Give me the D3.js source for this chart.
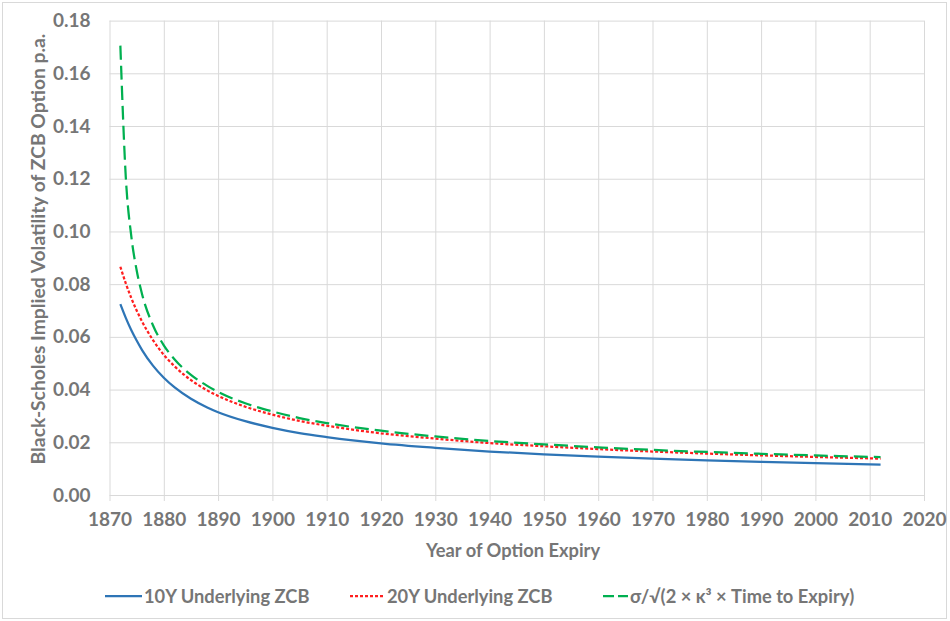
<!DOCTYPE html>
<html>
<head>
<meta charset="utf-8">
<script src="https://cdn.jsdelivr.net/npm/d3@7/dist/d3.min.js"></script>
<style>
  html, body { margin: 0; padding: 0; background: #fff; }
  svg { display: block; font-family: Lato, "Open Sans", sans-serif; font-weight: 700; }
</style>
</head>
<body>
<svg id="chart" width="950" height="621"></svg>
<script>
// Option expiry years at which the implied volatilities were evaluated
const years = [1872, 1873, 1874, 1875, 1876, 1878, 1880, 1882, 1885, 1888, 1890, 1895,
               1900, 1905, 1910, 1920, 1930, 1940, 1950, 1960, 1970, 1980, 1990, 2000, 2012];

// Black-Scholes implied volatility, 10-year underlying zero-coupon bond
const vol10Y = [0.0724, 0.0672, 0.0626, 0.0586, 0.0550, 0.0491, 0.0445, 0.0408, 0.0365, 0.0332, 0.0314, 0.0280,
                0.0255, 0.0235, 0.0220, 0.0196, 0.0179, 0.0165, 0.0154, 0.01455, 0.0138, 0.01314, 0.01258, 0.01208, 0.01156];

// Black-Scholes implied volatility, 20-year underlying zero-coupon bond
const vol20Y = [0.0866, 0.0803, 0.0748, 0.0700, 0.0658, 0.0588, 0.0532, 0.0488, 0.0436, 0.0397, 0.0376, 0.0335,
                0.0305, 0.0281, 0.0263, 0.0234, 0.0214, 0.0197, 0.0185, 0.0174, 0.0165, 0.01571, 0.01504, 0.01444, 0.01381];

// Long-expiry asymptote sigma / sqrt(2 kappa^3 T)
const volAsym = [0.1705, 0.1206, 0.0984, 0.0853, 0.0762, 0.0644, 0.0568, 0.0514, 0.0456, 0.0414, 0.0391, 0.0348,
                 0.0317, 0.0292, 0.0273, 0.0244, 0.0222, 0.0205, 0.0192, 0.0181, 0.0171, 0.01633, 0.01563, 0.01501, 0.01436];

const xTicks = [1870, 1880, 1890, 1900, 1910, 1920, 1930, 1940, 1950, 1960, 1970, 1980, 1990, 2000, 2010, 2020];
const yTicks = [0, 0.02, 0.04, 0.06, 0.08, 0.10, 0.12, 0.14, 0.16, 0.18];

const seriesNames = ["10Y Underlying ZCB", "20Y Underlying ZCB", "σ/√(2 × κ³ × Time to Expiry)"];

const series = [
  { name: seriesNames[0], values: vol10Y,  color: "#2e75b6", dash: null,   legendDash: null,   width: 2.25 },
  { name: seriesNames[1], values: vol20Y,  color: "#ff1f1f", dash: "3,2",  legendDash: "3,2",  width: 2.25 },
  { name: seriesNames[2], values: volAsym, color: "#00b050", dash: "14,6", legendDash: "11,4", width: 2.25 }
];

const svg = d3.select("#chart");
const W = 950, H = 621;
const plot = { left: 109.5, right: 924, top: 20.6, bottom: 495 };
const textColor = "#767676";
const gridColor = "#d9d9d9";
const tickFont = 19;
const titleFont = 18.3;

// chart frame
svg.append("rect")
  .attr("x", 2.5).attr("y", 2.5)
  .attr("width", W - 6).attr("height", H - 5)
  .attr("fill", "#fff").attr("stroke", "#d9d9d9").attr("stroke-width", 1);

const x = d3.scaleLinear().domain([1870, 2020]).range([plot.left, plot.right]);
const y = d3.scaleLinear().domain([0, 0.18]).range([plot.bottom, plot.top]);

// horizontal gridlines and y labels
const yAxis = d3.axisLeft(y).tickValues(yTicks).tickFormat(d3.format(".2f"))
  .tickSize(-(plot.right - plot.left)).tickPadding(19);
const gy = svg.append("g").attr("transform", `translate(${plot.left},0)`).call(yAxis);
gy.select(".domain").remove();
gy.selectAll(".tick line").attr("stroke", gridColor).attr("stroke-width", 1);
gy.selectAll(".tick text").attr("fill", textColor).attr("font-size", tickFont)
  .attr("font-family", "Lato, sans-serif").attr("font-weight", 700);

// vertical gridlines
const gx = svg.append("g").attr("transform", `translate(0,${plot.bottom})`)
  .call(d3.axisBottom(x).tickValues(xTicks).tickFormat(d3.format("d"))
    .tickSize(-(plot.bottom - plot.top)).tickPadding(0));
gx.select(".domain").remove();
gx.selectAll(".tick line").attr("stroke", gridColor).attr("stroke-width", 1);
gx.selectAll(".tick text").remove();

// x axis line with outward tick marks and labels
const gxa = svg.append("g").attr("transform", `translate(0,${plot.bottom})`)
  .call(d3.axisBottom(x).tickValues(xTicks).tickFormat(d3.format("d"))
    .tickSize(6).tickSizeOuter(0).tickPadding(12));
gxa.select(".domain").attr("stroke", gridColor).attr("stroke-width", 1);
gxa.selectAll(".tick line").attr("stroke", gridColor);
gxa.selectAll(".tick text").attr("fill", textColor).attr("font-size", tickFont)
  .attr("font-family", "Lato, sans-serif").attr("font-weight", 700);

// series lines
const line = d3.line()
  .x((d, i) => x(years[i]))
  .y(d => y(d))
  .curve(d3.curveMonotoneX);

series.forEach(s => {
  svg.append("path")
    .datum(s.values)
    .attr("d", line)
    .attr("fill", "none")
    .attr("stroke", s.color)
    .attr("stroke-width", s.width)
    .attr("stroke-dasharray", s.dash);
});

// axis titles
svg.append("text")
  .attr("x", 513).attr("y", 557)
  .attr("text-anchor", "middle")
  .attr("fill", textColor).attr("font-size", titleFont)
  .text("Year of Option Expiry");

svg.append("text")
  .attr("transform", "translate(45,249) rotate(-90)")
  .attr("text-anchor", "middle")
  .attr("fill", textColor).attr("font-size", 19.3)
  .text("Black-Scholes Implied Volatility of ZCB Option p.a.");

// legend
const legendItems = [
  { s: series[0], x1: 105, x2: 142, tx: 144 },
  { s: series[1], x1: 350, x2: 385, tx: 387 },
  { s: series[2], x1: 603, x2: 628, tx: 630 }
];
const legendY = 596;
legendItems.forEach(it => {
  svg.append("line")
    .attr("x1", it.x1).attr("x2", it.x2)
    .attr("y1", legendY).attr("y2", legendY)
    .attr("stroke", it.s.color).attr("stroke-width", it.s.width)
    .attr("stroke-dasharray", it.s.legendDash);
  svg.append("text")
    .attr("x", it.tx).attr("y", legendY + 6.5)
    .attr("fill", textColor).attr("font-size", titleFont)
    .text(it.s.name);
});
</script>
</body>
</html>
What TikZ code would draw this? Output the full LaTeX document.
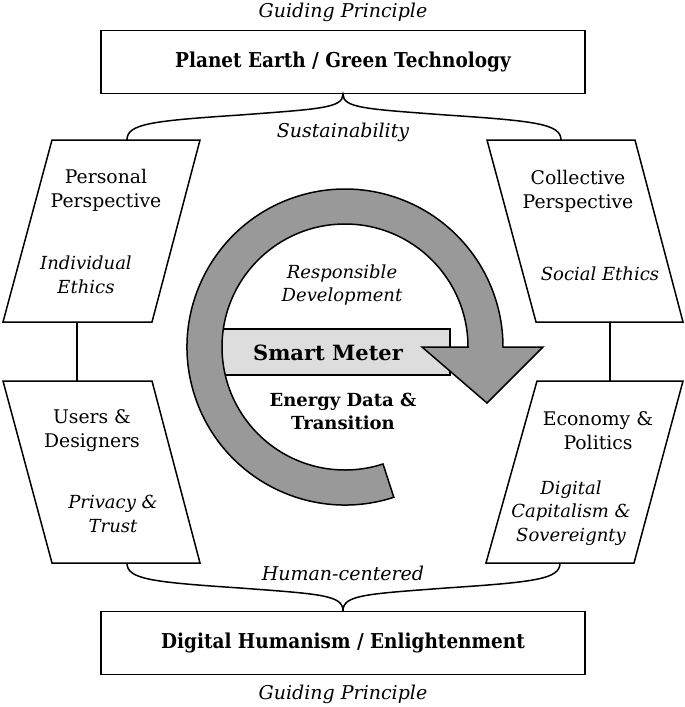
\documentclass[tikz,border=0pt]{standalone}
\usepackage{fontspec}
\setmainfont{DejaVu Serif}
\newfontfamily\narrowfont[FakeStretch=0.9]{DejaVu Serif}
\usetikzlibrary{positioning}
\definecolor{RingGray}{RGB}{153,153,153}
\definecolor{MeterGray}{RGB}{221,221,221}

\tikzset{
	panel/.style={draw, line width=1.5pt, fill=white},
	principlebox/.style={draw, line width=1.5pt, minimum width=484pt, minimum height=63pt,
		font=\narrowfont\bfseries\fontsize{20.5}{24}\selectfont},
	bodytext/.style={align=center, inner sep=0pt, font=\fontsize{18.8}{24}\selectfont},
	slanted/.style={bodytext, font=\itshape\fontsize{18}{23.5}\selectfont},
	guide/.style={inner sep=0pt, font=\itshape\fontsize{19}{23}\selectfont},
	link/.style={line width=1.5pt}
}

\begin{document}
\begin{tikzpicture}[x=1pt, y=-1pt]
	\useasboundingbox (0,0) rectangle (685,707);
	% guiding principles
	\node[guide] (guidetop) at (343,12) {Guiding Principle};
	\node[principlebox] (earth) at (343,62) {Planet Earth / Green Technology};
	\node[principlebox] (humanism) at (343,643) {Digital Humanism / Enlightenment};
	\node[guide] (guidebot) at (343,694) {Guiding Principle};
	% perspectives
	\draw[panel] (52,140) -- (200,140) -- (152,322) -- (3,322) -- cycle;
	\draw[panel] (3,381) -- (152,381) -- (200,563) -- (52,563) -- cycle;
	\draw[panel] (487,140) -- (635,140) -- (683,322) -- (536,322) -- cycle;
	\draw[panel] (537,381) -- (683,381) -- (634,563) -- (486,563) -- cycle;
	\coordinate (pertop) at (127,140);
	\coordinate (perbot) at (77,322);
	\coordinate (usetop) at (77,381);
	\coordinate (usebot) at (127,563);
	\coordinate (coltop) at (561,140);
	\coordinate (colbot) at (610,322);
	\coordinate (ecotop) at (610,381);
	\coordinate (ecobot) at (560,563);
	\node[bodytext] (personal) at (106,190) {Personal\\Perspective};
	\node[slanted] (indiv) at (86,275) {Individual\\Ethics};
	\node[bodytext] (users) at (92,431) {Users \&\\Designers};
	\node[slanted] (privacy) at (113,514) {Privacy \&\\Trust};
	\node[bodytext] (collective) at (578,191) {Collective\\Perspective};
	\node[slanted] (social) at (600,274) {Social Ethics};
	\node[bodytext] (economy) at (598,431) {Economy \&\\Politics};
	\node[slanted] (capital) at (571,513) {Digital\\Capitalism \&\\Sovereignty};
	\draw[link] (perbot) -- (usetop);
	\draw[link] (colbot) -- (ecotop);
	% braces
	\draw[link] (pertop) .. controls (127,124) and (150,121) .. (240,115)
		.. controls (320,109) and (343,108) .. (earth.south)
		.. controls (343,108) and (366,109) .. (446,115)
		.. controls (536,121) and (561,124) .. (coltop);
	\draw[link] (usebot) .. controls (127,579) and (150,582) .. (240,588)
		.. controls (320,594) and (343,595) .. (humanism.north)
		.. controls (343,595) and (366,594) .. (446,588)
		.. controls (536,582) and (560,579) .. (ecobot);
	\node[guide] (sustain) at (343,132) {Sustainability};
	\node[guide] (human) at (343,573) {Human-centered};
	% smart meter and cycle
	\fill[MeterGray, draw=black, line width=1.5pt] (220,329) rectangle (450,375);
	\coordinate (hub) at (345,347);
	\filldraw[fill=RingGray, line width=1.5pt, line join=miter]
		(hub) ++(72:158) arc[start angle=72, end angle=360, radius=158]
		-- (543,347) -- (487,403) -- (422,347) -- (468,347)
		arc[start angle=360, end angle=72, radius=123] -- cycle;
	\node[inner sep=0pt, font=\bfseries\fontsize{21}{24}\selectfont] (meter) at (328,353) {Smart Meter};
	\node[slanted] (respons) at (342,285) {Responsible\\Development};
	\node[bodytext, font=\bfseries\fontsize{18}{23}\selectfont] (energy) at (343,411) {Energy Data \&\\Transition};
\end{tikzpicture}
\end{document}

- - - -

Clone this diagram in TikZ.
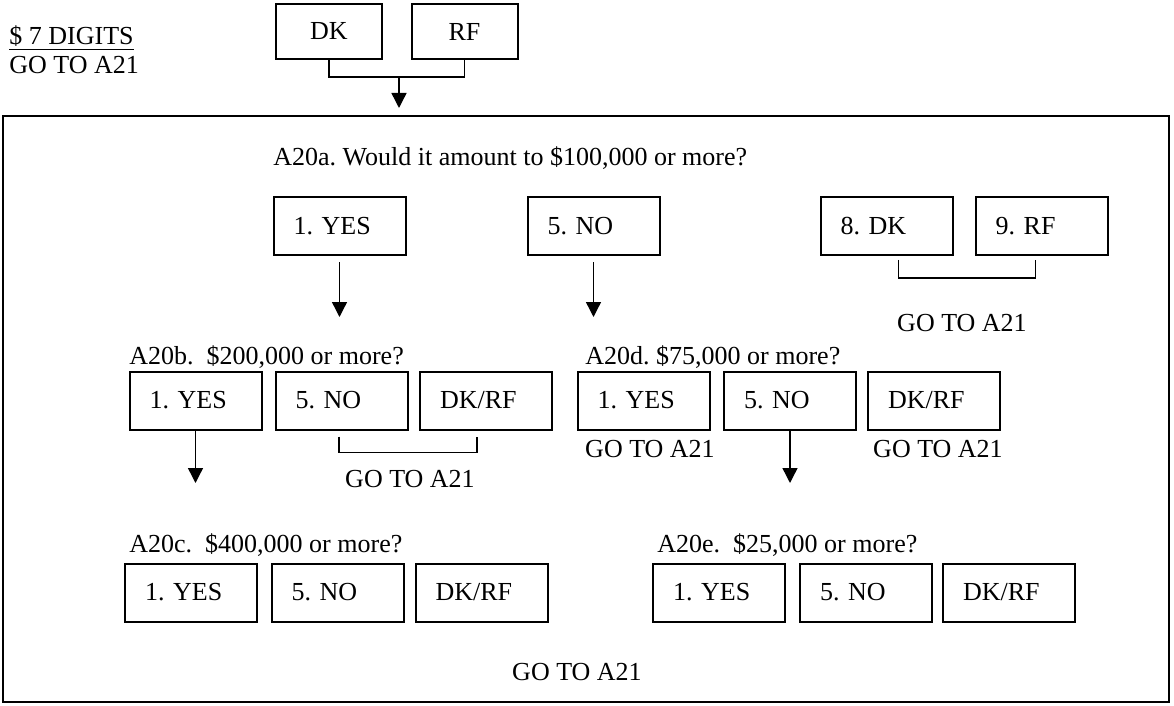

- - - -

Only the lines from the one with "Give me the D3.js source for this chart." through the one with "1990, 2000, 2012];", both included, go in the copy, exactly as written. Leave the pictures behind.

(FULL SOLUTION):
Give me the D3.js source for this chart.
<!DOCTYPE html>
<html>
<head>
<meta charset="utf-8">
<script src="https://cdn.jsdelivr.net/npm/d3@7/dist/d3.min.js"></script>
<style>
  html, body { margin: 0; padding: 0; background: #fff; }
  svg { display: block; font-family: Lato, "Open Sans", sans-serif; font-weight: 700; }
</style>
</head>
<body>
<svg id="chart" width="950" height="621"></svg>
<script>
// Option expiry years at which the implied volatilities were evaluated
const years = [1872, 1873, 1874, 1875, 1876, 1878, 1880, 1882, 1885, 1888, 1890, 1895,
               1900, 1905, 1910, 1920, 1930, 1940, 1950, 1960, 1970, 1980, 1990, 2000, 2012];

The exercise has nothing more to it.